La mode répond à un effet conjoncturel : la recherche du différent. Parfois cela vire à la recherche de “la bête de foire”. Cela n’est pas nouveau : il y a toujours eu une standardisation extrême des corps articulée à la “bizarrerie”. Dans les années 1980, une mode des mannequins rondes était présente. Dans la culture de la célébrité, le même phénomène est visible. Lorsque Audrey Hepburn joue dans Funny Face, la volonté est de renouveler l’industrie des actrices en recherchant une fille authentique, spontanée ; en somme une fille du “peuple”. Une figure différente des actrices standardisées et guindées. Dans le système de la mode, la recherche de la différence se combine à l’idée de “rafraîchissement”.
Peut-on alors parler d’industrialisation de la différence, à l’heure où des agences se spécialisent dans les physiques “atypiques” ?
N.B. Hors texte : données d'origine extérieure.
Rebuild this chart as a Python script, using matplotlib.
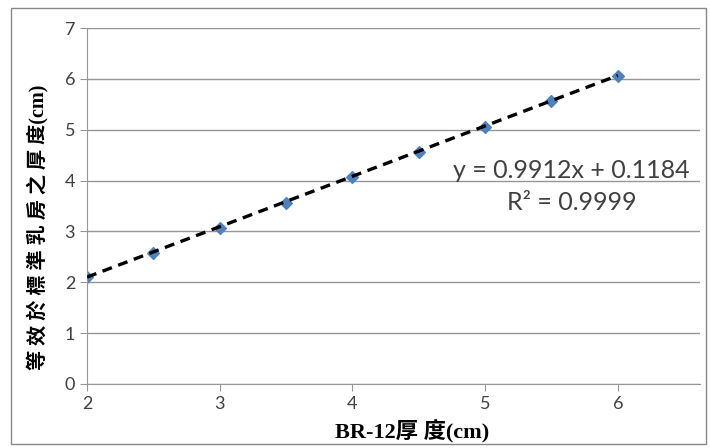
import numpy as np
import matplotlib.pyplot as plt
from matplotlib.patches import Rectangle

plt.rcParams['font.family'] = ['Lato', 'Noto Sans CJK TC', 'DejaVu Sans']

# data
br12 = [2, 2.5, 3, 3.5, 4, 4.5, 5, 5.5, 6]
equiv = [2.10, 2.58, 3.06, 3.55, 4.06, 4.56, 5.05, 5.57, 6.05]
slope, intercept = 0.9912, 0.1184
r2 = 0.9999
xticks = [2, 3, 4, 5, 6]
yticks = [0, 1, 2, 3, 4, 5, 6, 7]

serif_cjk = ['Liberation Serif', 'Noto Sans CJK TC']

fig = plt.figure(figsize=(7.1, 4.48), dpi=100)
ax = fig.add_axes([0.1225, 0.143, 0.8635, 0.7945])

# outer chart border
fig.patches.append(Rectangle((0.016, 0.008), 0.978, 0.975, transform=fig.transFigure,
                             fill=False, edgecolor='#888888', linewidth=1))

ax.set_xlim(2, 6.62)
ax.set_ylim(0, 7)
ax.set_xticks(xticks)
ax.set_yticks(yticks)
ax.grid(axis='y', color='#969696', linewidth=1)
ax.set_axisbelow(True)
for s in ['top', 'right']:
    ax.spines[s].set_visible(False)
for s in ['left', 'bottom']:
    ax.spines[s].set_color('#969696')
ax.tick_params(colors='#969696', labelcolor='#404040', labelsize=13, length=5)

# trendline
xs = np.array([br12[0], br12[-1]])
ax.plot(xs, slope * xs + intercept, color='black', linestyle=(0, (3, 2)), linewidth=2.4, zorder=3)
ax.scatter(br12, equiv, marker='D', s=36, color='#4f81bd', zorder=2)

ax.text(5.65, 4.05, 'y = %.4fx + %.4f' % (slope, intercept), fontsize=18, color='#404040', ha='center')
ax.text(5.65, 3.42, 'R² = %.4f' % r2, fontsize=18, color='#404040', ha='center')

ax.set_xlabel('BR-12厚 度(cm)', fontsize=16, fontweight='bold', family=serif_cjk)
ax.xaxis.set_label_coords(0.53, -0.098)
ax.set_ylabel(' '.join('等效於標準乳房之厚度') + '(cm)', fontsize=14.5, fontweight='bold', family=serif_cjk)
ax.yaxis.set_label_coords(-0.063, 0.44)

fig.savefig('out.png', dpi=100)
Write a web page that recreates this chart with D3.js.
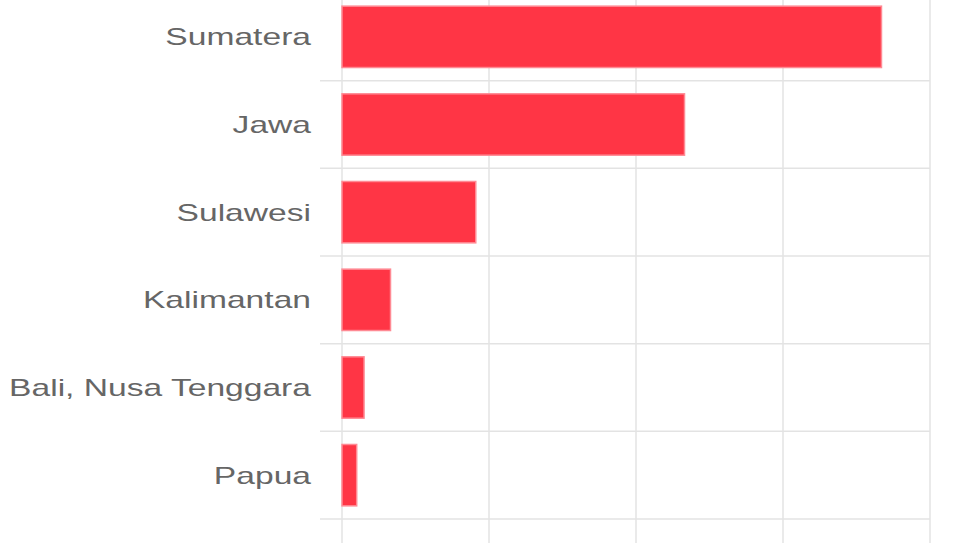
<!DOCTYPE html>
<html><head><meta charset="utf-8">
<script src="https://cdn.jsdelivr.net/npm/d3@7"></script>
<style>body{margin:0;background:#fff}</style></head>
<body><svg id="c" width="968" height="543"></svg>
<script>
const categories = ["Sumatera","Jawa","Sulawesi","Kalimantan","Bali, Nusa Tenggara","Papua"];
const values = [36.7, 23.3, 9.1, 3.3, 1.5, 1.0];
const xTicks = [0,10,20,30,40];

const svg = d3.select("#c");
const x = d3.scaleLinear().domain([0,40]).range([342,930]);
const y = d3.scaleBand().domain(categories).range([-7,519]).paddingInner(0.3).paddingOuter(0.15);
const step = y.step();
const bandStart = c => y(c) - y.paddingInner()*step/2;

const g = svg.append("g");
categories.forEach(c => {
  const yy = bandStart(c) + step;
  g.append("line").attr("x1",320).attr("x2",930).attr("y1",yy).attr("y2",yy)
   .attr("stroke","#e3e3e3").attr("stroke-width",1.5);
});
xTicks.forEach(t => {
  g.append("line").attr("x1",x(t)).attr("x2",x(t)).attr("y1",0).attr("y2",543)
   .attr("stroke","#e3e3e3").attr("stroke-width",1.5);
});
svg.selectAll("rect.bar").data(categories).enter().append("rect")
  .attr("x",x(0)).attr("y",d=>y(d)).attr("height",y.bandwidth())
  .attr("width",(d,i)=>x(values[i])-x(0))
  .attr("fill","#ff3545").attr("stroke","#ff8a94").attr("stroke-width",1.5);
svg.selectAll("text.lab").data(categories).enter().append("text")
  .attr("transform",d=>`translate(311,${y(d)+y.bandwidth()/2}) scale(1.4,1)`)
  .attr("dy","0.35em")
  .attr("text-anchor","end").attr("font-family","Liberation Sans, Arial, sans-serif")
  .attr("font-size",24).attr("fill","#666").text(d=>d);
</script></body></html>
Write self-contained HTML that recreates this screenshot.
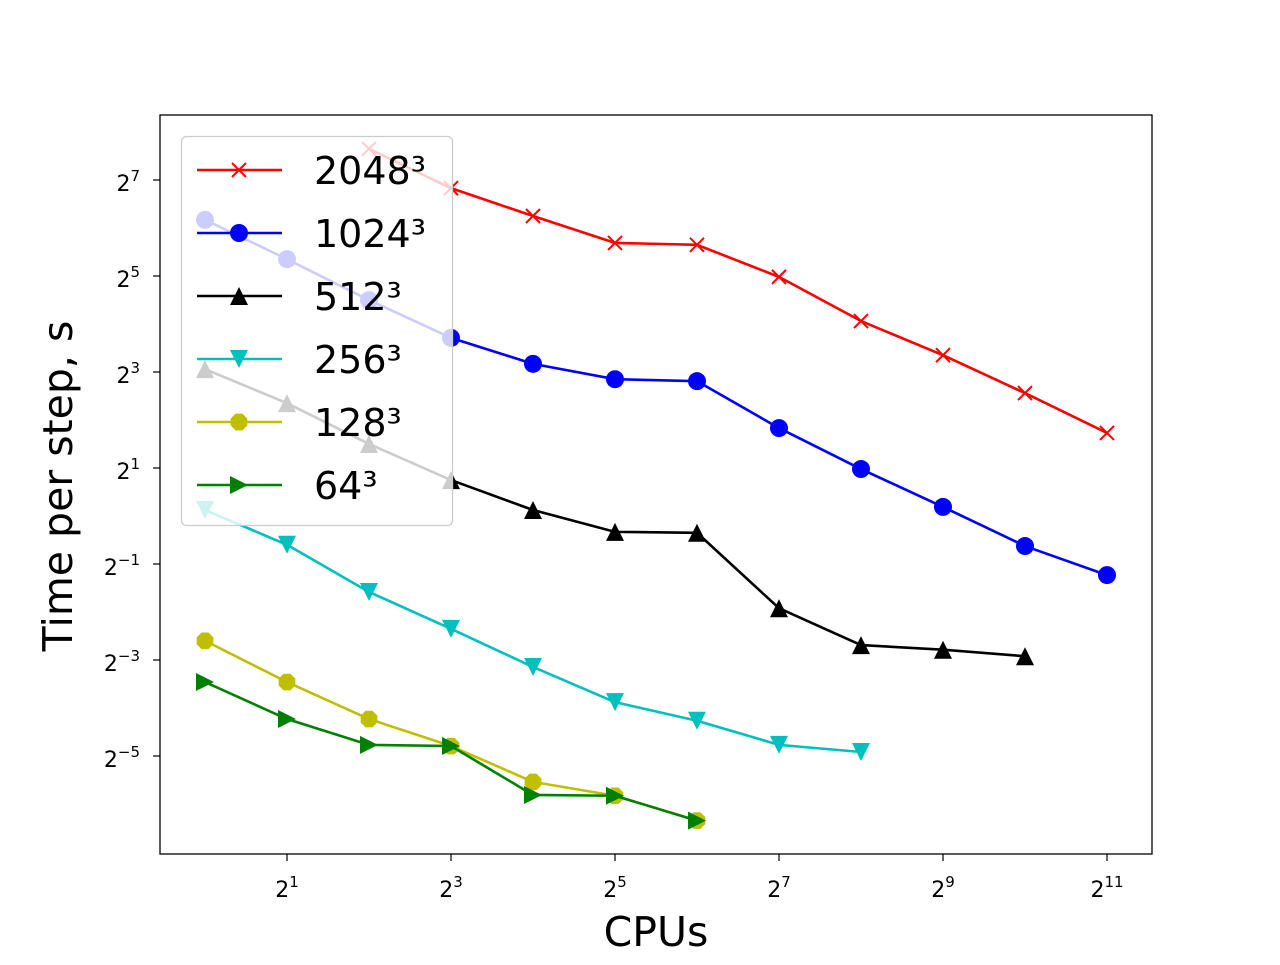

Souvent, ces agences s’articulent aux structures plus standards. Par ailleurs, certains acteurs de la mode sont parvenus à élever la différence à une forme d’art. Jean Paul Gaultier a finalement fait de la différence un thème qui lui permet de se distinguer des maisons de couture intégrant les mannequins racisées ou autres de manière plus sporadique. Gaultier insiste sur le physique, comme Fellini montrait une autre forme de beauté sans en faire un motif “inédit”. En habituant le regard, il magnifie la différence, ou tout ce qui ne serait pas normatif.
L’industrie de la mode encourage-t-elle à la fois la démocratisation et la normativité ?
C’est un miroir aux alouettes ! Même dans les grandes tailles, les mannequins racisées ou seniors, il existe toujours une forme de sélectivité. Si on prend les mannequins noires ou âgées : l’extrême maigreur semble rester de rigueur. Il existera toujours des méthodes de mise à l’écart. Je pense que dans la mode, et de manière générale, il existe une volonté de styliser, de chercher une forme d’essence à la beauté, pour la rendre inaccessible. Le style réduit l’être à une forme de quintessence qui est déliée de la réalité. Pour que le rêve demeure, il ne faut pas être trop ancré dans la réalité, être trop prosaïque ou trop banal.